Comprehensive Analysis
An analysis of Novartis India's performance over the last five fiscal years, from FY2021 to FY2025, reveals a company undergoing a significant operational shift but failing to deliver growth. The primary narrative is one of contracting revenues juxtaposed with expanding profitability. This period has been marked by inconsistency and underperformance relative to major industry competitors, raising questions about its long-term strategy and execution in the Indian market.
On growth and scalability, the record is poor. Revenue has been choppy, declining from ₹3,814 million in FY2021 to ₹3,563 million in FY2025, a negative compound annual growth rate. The company saw steep revenue declines of -5.28% in FY2023 and -11.53% in FY2024. Earnings Per Share (EPS) have been even more erratic, swinging from ₹8.46 in FY2021 to a loss in FY2022, before recovering. This performance stands in stark contrast to peers like Abbott India and Cipla, who have consistently grown revenues at 8-12% annually, highlighting Novartis India's struggle to scale its operations and successfully launch new products.

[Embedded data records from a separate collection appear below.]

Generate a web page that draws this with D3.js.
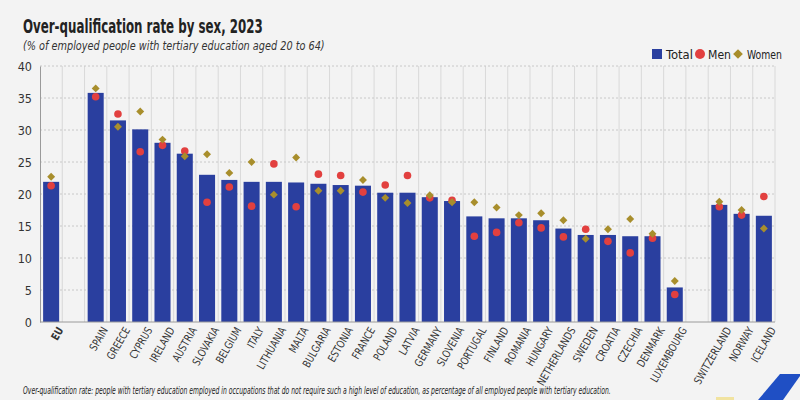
<!DOCTYPE html>
<html><head><meta charset="utf-8">
<script src="https://cdn.jsdelivr.net/npm/d3@7"></script>
<style>
html,body{margin:0;padding:0;background:#f3f3f3;}
svg{display:block;font-family:"DejaVu Sans Condensed","DejaVu Sans",sans-serif;font-stretch:condensed;}
</style></head><body>
<svg id="chart" width="800" height="400"></svg>
<script>
const categories = ["EU","", "SPAIN","GREECE","CYPRUS","IRELAND","AUSTRIA","SLOVAKIA","BELGIUM","ITALY","LITHUANIA","MALTA","BULGARIA","ESTONIA","FRANCE","POLAND","LATVIA","GERMANY","SLOVENIA","PORTUGAL","FINLAND","ROMANIA","HUNGARY","NETHERLANDS","SWEDEN","CROATIA","CZECHIA","DENMARK","LUXEMBOURG"," ","SWITZERLAND","NORWAY","ICELAND"];
const totalValues = [21.9,null,35.8,31.5,30.1,28.0,26.3,23.0,22.2,21.9,21.9,21.8,21.6,21.4,21.3,20.2,20.2,19.5,18.9,16.5,16.2,16.2,15.9,14.6,13.6,13.6,13.4,13.4,5.4,null,18.3,16.9,16.6];
const menValues   = [21.3,null,35.2,32.5,26.6,27.6,26.7,18.7,21.1,18.1,24.7,18.0,23.1,22.9,20.3,21.4,22.9,19.4,19.0,13.4,14.0,15.5,14.7,13.3,14.5,12.6,10.8,13.1,4.3,null,18.0,16.7,19.6];
const womenValues = [22.7,null,36.5,30.5,32.9,28.5,25.9,26.2,23.3,25.0,19.9,25.7,20.5,20.5,22.2,19.4,18.6,19.8,18.7,18.7,17.9,16.7,17.0,15.9,13.0,14.5,16.1,13.8,6.4,null,18.8,17.5,14.6];
const yTicks = [0,5,10,15,20,25,30,35,40];
const seriesNames = ["Total","Men","Women"];
const titleText = "Over-qualification rate by sex, 2023";
const subtitleText = "(% of employed people with tertiary education aged 20 to 64)";
const footnoteText = "Over-qualification rate: people with tertiary education employed in occupations that do not require such a high level of education, as percentage of all employed people with tertiary education.";

const colors = {Total:"#2a3f9f", Men:"#e2403f", Women:"#a88e2c"};
const svg = d3.select("#chart");
const W = 800, H = 400;
const m = {left:40, right:25, top:66, bottom:78};
const x = d3.scaleBand().domain(categories).range([m.left, W - m.right]).paddingInner(0.28).paddingOuter(0.14);
const y = d3.scaleLinear().domain([0,40]).range([H - m.bottom, m.top]);

svg.append("rect").attr("width",W).attr("height",H).attr("fill","#f3f3f3");

// fit a text horizontally to a target width using a scale transform
function fitText(sel, x0, y0, width) {
  const natural = sel.node().getComputedTextLength();
  const k = width / natural;
  sel.attr("x",0).attr("y",0).attr("transform",`translate(${x0},${y0}) scale(${k},1)`);
}

// title
fitText(svg.append("text").attr("font-size",20).attr("font-weight","bold").attr("fill","#222").text(titleText), 23, 33, 240);
fitText(svg.append("text").attr("font-size",12.5).attr("font-style","italic").attr("fill","#333").text(subtitleText), 23, 50, 302);

// vertical grid at band boundaries
const bounds = d3.range(categories.length + 1).map(i => m.left + i * (W - m.right - m.left) / categories.length);
svg.append("g").selectAll("line").data(bounds.slice(1)).join("line")
  .attr("x1",d=>d).attr("x2",d=>d).attr("y1",y(40)).attr("y2",y(0))
  .attr("stroke","#d9d9d9").attr("stroke-width",1);

// horizontal grid
svg.append("g").selectAll("line").data(yTicks.filter(t=>t>0)).join("line")
  .attr("x1",m.left).attr("x2",W-m.right).attr("y1",d=>y(d)).attr("y2",d=>y(d))
  .attr("stroke","#c8c8c8").attr("stroke-dasharray","2,2");

// y axis
const yAxis = svg.append("g").attr("transform",`translate(${m.left},0)`)
  .call(d3.axisLeft(y).tickValues(yTicks).tickSize(0).tickPadding(8));
yAxis.attr("font-family",null);
yAxis.select(".domain").attr("stroke","#9a9a9a");
yAxis.selectAll("text").attr("font-size",12.5).attr("fill","#333");

// bars
const idx = d3.range(categories.length);
svg.append("g").selectAll("rect").data(idx.filter(i=>totalValues[i]!=null)).join("rect")
  .attr("x",i=>x(categories[i])).attr("width",x.bandwidth())
  .attr("y",i=>y(totalValues[i])).attr("height",i=>y(0)-y(totalValues[i]))
  .attr("fill",colors.Total);

// x axis
const xAxis = svg.append("g").attr("transform",`translate(0,${y(0)})`)
  .call(d3.axisBottom(x).tickSize(0).tickPadding(6));
xAxis.attr("font-family",null);
xAxis.select(".domain").attr("stroke","#9a9a9a").attr("d",`M${m.left},0H${W-m.right}`);
xAxis.selectAll("text")
  .attr("font-size",11).attr("fill","#333")
  .attr("text-anchor","end").attr("dy","0.35em")
  .attr("transform","translate(4,3) rotate(-60) scale(0.88,1)")
  .attr("font-weight",d=>d==="EU"?"bold":"normal");

// men circles
svg.append("g").selectAll("circle").data(idx.filter(i=>menValues[i]!=null)).join("circle")
  .attr("cx",i=>x(categories[i])+x.bandwidth()/2).attr("cy",i=>y(menValues[i])).attr("r",3.8)
  .attr("fill",colors.Men);

// women diamonds
const diamond = d3.symbol().type(d3.symbolDiamond2).size(40);
svg.append("g").selectAll("path").data(idx.filter(i=>womenValues[i]!=null)).join("path")
  .attr("d",diamond)
  .attr("transform",i=>`translate(${x(categories[i])+x.bandwidth()/2},${y(womenValues[i])})`)
  .attr("fill",colors.Women);

// legend
const lg = svg.append("g").attr("font-size",13).attr("fill","#222");
lg.append("rect").attr("x",652).attr("y",49).attr("width",10).attr("height",10).attr("fill",colors.Total);
fitText(lg.append("text").text(seriesNames[0]), 666, 58.5, 27);
lg.append("circle").attr("cx",700).attr("cy",54).attr("r",5).attr("fill",colors.Men);
fitText(lg.append("text").text(seriesNames[1]), 708, 58.5, 23);
lg.append("path").attr("d",d3.symbol().type(d3.symbolDiamond2).size(60)).attr("transform","translate(738,54)").attr("fill",colors.Women);
fitText(lg.append("text").text(seriesNames[2]), 747, 58.5, 35);

// footnote
fitText(svg.append("text").attr("font-size",10.5).attr("font-style","italic").attr("fill","#222").text(footnoteText), 23, 394, 588);

// decoration
svg.append("path").attr("d","M758,400L780,374L800,374L800,376L783,400Z").attr("fill","#1f4fc4");
svg.append("rect").attr("x",716).attr("y",397).attr("width",18).attr("height",3).attr("fill","#f1e3a0");
</script>
</body></html>
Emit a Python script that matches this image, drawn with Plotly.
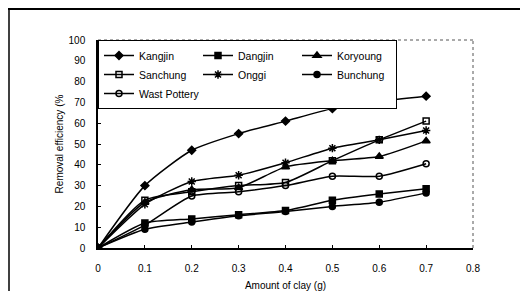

Conversely, the company's profitability durability has been its single greatest success story. Operating margins have marched steadily upwards from a mere 4.42% in FY2021 to a very strong 25.13% in FY2025. This indicates excellent cost control and a focus on higher-margin products. However, cash flow reliability has been a concern. Operating cash flow was negative in FY2021 at ₹-692.1 million and has been volatile since, despite being positive in the subsequent four years. This inconsistency suggests that the quality of earnings may not be as stable as the margin figures imply.
From a shareholder return perspective, the performance has been lackluster. While Novartis India has consistently paid a dividend, the amount has been erratic, and the payout ratio has at times been unsustainable, exceeding 100% in FY2024. The competitive analysis confirms that its Total Shareholder Return (TSR) has significantly lagged peers over 3- and 5-year periods. The historical record does not inspire confidence in the company's ability to execute a growth strategy, even as it has proven its ability to manage costs effectively. The lack of top-line momentum is a critical weakness that overshadows its operational improvements.